_TASK INSTRUCTIONS_
Could you repeat, exactly as they stand, the lines between the one with "Write a component" and the one with "80, 90, 100];", inclusive, minus the pictures?

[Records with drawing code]
════════════════

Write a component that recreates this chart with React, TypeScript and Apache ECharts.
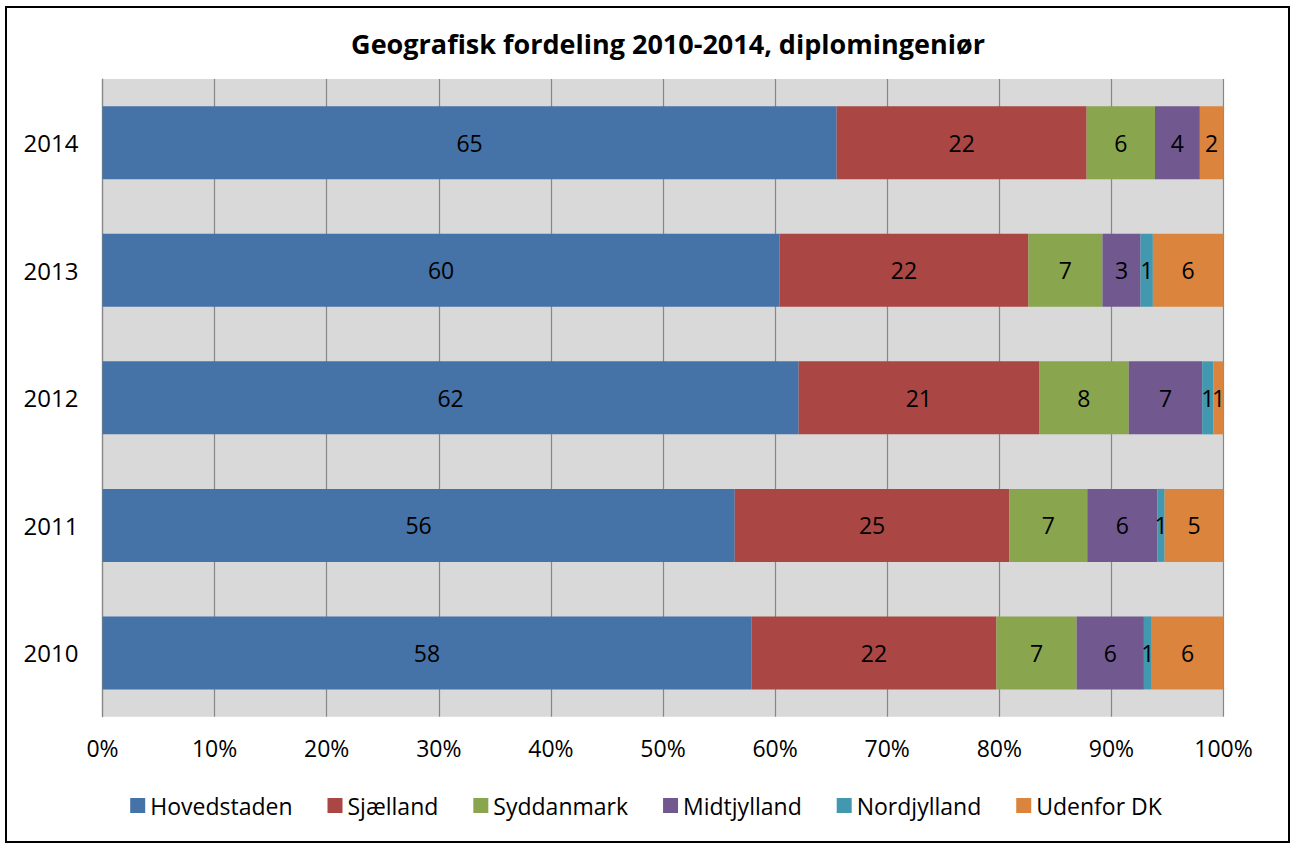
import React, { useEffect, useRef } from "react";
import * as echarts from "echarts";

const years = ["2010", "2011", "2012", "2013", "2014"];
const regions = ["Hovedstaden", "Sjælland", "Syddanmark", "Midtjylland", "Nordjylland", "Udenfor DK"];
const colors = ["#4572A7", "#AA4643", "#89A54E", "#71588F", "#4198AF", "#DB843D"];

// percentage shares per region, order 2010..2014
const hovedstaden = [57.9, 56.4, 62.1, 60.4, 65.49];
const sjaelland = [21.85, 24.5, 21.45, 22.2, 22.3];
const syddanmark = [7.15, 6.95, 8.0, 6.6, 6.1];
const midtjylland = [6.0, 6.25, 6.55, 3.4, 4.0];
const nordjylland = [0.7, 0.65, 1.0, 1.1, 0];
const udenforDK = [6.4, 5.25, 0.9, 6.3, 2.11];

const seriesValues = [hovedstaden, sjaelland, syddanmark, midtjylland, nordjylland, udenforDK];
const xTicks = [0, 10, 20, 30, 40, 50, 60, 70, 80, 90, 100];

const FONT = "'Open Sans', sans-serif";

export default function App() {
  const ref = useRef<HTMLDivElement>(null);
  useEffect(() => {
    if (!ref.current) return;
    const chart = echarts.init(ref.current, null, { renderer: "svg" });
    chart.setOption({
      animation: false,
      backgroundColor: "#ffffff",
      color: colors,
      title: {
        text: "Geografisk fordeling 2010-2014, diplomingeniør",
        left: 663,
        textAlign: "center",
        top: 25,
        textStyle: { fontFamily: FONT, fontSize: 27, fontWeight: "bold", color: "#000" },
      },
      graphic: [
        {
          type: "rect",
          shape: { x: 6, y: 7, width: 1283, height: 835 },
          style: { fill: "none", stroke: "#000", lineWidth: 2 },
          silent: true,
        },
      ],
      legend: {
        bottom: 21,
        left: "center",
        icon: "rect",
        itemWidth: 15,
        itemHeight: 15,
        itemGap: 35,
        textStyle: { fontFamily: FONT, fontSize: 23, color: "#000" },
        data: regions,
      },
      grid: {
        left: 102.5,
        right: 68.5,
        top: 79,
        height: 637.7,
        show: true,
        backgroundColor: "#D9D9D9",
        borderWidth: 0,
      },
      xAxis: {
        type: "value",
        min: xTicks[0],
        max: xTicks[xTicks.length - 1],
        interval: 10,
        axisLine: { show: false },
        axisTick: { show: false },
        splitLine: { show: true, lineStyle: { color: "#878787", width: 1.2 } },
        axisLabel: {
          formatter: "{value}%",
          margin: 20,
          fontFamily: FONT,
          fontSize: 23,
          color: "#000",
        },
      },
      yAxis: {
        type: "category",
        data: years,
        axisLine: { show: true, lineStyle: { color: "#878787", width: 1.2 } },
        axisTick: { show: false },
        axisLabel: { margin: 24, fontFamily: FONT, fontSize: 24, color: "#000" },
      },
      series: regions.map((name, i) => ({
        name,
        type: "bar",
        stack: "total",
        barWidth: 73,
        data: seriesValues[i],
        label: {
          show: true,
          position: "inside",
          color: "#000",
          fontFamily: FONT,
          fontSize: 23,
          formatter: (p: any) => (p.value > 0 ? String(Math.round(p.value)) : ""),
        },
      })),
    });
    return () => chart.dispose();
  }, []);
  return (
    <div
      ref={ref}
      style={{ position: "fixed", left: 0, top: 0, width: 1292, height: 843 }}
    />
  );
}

════════════════

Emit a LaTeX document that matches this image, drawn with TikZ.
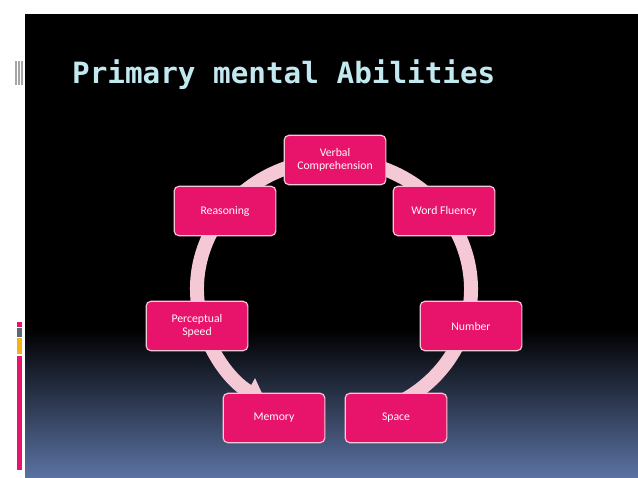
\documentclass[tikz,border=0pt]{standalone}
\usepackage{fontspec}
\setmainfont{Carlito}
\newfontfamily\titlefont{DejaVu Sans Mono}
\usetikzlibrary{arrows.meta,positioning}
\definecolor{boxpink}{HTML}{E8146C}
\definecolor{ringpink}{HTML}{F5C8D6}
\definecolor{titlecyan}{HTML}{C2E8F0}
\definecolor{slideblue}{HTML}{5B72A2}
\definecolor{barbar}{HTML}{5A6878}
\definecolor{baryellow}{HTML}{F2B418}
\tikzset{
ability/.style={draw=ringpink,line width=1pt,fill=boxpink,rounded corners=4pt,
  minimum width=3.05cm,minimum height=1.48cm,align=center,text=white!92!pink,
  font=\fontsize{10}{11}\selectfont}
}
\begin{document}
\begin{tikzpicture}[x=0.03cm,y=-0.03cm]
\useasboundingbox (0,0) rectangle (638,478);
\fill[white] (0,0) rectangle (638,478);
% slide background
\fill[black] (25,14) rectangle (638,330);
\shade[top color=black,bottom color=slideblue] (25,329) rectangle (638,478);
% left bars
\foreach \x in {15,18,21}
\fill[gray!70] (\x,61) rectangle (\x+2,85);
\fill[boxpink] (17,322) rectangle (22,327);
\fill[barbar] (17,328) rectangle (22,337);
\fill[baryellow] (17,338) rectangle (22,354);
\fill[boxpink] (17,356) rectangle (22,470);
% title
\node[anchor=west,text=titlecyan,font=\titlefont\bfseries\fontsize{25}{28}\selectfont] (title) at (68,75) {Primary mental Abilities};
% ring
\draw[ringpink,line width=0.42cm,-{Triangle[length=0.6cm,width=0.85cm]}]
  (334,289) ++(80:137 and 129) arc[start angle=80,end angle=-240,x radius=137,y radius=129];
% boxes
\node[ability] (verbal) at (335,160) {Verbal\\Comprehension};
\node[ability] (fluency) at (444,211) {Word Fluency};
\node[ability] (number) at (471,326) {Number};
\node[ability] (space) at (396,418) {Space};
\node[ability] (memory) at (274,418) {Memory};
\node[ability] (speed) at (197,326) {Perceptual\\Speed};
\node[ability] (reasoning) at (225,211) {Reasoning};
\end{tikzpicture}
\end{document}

════════════════

_WRITTEN REPLY_
Write a component that recreates this chart with React, TypeScript and Apache ECharts.
import React, { useEffect, useRef } from "react";
import * as echarts from "echarts";

const years = ["2010", "2011", "2012", "2013", "2014"];
const regions = ["Hovedstaden", "Sjælland", "Syddanmark", "Midtjylland", "Nordjylland", "Udenfor DK"];
const colors = ["#4572A7", "#AA4643", "#89A54E", "#71588F", "#4198AF", "#DB843D"];

// percentage shares per region, order 2010..2014
const hovedstaden = [57.9, 56.4, 62.1, 60.4, 65.49];
const sjaelland = [21.85, 24.5, 21.45, 22.2, 22.3];
const syddanmark = [7.15, 6.95, 8.0, 6.6, 6.1];
const midtjylland = [6.0, 6.25, 6.55, 3.4, 4.0];
const nordjylland = [0.7, 0.65, 1.0, 1.1, 0];
const udenforDK = [6.4, 5.25, 0.9, 6.3, 2.11];

const seriesValues = [hovedstaden, sjaelland, syddanmark, midtjylland, nordjylland, udenforDK];
const xTicks = [0, 10, 20, 30, 40, 50, 60, 70, 80, 90, 100];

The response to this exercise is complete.